━━ Source material

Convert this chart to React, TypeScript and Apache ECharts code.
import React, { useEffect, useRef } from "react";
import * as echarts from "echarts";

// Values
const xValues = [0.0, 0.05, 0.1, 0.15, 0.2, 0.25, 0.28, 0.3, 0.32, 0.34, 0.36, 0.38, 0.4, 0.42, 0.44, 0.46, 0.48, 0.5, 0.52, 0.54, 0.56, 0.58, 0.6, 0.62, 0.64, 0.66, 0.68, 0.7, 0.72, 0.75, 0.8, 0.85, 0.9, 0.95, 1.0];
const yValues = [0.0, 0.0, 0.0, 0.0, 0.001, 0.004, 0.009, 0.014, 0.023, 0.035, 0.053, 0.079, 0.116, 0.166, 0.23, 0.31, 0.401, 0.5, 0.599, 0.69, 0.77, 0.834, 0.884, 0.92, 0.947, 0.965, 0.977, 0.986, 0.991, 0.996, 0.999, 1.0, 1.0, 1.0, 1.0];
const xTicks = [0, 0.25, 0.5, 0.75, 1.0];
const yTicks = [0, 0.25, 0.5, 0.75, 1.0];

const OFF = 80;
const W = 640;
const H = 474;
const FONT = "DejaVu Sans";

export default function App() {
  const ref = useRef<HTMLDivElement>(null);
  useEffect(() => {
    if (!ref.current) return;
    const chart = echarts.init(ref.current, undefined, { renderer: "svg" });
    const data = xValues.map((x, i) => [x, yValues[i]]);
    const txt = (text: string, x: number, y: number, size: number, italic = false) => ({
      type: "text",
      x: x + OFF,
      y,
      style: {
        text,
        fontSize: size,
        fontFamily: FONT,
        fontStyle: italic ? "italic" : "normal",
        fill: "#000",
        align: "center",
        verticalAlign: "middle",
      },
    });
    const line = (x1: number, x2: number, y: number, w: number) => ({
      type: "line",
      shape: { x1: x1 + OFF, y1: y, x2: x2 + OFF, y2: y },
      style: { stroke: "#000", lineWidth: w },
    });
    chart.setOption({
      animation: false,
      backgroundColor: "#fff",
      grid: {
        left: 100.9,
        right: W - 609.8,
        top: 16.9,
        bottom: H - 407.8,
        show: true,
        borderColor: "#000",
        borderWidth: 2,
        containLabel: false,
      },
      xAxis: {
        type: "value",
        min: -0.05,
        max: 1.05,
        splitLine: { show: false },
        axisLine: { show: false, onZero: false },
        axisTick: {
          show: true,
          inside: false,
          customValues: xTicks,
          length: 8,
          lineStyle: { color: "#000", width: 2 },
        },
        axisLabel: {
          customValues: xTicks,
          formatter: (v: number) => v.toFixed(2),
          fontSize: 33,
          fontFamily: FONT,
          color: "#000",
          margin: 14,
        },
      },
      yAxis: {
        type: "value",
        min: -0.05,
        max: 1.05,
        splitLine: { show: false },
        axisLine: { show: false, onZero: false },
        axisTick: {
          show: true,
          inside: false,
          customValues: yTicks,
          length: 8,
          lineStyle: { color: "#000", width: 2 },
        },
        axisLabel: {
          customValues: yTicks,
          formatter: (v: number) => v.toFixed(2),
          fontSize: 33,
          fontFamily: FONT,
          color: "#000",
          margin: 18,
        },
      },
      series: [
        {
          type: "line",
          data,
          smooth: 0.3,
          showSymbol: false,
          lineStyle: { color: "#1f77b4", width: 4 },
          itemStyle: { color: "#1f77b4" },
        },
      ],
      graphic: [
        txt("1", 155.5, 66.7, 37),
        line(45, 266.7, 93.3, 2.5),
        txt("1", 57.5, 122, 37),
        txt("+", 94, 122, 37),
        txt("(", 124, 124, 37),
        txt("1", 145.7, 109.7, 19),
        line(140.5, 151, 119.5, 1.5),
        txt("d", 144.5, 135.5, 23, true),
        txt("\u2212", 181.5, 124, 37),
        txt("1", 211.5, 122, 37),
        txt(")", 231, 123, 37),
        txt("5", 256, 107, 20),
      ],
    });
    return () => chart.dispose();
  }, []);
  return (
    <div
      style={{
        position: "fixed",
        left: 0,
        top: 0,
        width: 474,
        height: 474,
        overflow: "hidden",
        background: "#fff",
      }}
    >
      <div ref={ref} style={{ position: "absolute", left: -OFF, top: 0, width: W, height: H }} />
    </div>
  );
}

━━━━

* _Stated goal_
Copy each line of the data exactly, leaving nothing out.

* _Exercise response_
Convert this chart to React, TypeScript and Apache ECharts code.
import React, { useEffect, useRef } from "react";
import * as echarts from "echarts";

// Values
const xValues = [0.0, 0.05, 0.1, 0.15, 0.2, 0.25, 0.28, 0.3, 0.32, 0.34, 0.36, 0.38, 0.4, 0.42, 0.44, 0.46, 0.48, 0.5, 0.52, 0.54, 0.56, 0.58, 0.6, 0.62, 0.64, 0.66, 0.68, 0.7, 0.72, 0.75, 0.8, 0.85, 0.9, 0.95, 1.0];
const yValues = [0.0, 0.0, 0.0, 0.0, 0.001, 0.004, 0.009, 0.014, 0.023, 0.035, 0.053, 0.079, 0.116, 0.166, 0.23, 0.31, 0.401, 0.5, 0.599, 0.69, 0.77, 0.834, 0.884, 0.92, 0.947, 0.965, 0.977, 0.986, 0.991, 0.996, 0.999, 1.0, 1.0, 1.0, 1.0];
const xTicks = [0, 0.25, 0.5, 0.75, 1.0];
const yTicks = [0, 0.25, 0.5, 0.75, 1.0];

const OFF = 80;
const W = 640;
const H = 474;
const FONT = "DejaVu Sans";

export default function App() {
  const ref = useRef<HTMLDivElement>(null);
  useEffect(() => {
    if (!ref.current) return;
    const chart = echarts.init(ref.current, undefined, { renderer: "svg" });
    const data = xValues.map((x, i) => [x, yValues[i]]);
    const txt = (text: string, x: number, y: number, size: number, italic = false) => ({
      type: "text",
      x: x + OFF,
      y,
      style: {
        text,
        fontSize: size,
        fontFamily: FONT,
        fontStyle: italic ? "italic" : "normal",
        fill: "#000",
        align: "center",
        verticalAlign: "middle",
      },
    });
    const line = (x1: number, x2: number, y: number, w: number) => ({
      type: "line",
      shape: { x1: x1 + OFF, y1: y, x2: x2 + OFF, y2: y },
      style: { stroke: "#000", lineWidth: w },
    });
    chart.setOption({
      animation: false,
      backgroundColor: "#fff",
      grid: {
        left: 100.9,
        right: W - 609.8,
        top: 16.9,
        bottom: H - 407.8,
        show: true,
        borderColor: "#000",
        borderWidth: 2,
        containLabel: false,
      },
      xAxis: {
        type: "value",
        min: -0.05,
        max: 1.05,
        splitLine: { show: false },
        axisLine: { show: false, onZero: false },
        axisTick: {
          show: true,
          inside: false,
          customValues: xTicks,
          length: 8,
          lineStyle: { color: "#000", width: 2 },
        },
        axisLabel: {
          customValues: xTicks,
          formatter: (v: number) => v.toFixed(2),
          fontSize: 33,
          fontFamily: FONT,
          color: "#000",
          margin: 14,
        },
      },
      yAxis: {
        type: "value",
        min: -0.05,
        max: 1.05,
        splitLine: { show: false },
        axisLine: { show: false, onZero: false },
        axisTick: {
          show: true,
          inside: false,
          customValues: yTicks,
          length: 8,
          lineStyle: { color: "#000", width: 2 },
        },
        axisLabel: {
          customValues: yTicks,
          formatter: (v: number) => v.toFixed(2),
          fontSize: 33,
          fontFamily: FONT,
          color: "#000",
          margin: 18,
        },
      },
      series: [
        {
          type: "line",
          data,
          smooth: 0.3,
          showSymbol: false,
          lineStyle: { color: "#1f77b4", width: 4 },
          itemStyle: { color: "#1f77b4" },
        },
      ],
      graphic: [
        txt("1", 155.5, 66.7, 37),
        line(45, 266.7, 93.3, 2.5),
        txt("1", 57.5, 122, 37),
        txt("+", 94, 122, 37),
        txt("(", 124, 124, 37),
        txt("1", 145.7, 109.7, 19),
        line(140.5, 151, 119.5, 1.5),
        txt("d", 144.5, 135.5, 23, true),
        txt("\u2212", 181.5, 124, 37),
        txt("1", 211.5, 122, 37),
        txt(")", 231, 123, 37),
        txt("5", 256, 107, 20),
      ],
    });
    return () => chart.dispose();
  }, []);
  return (
    <div
      style={{
        position: "fixed",
        left: 0,
        top: 0,
        width: 474,
        height: 474,
        overflow: "hidden",
        background: "#fff",
      }}
    >
      <div ref={ref} style={{ position: "absolute", left: -OFF, top: 0, width: W, height: H }} />
    </div>
  );
}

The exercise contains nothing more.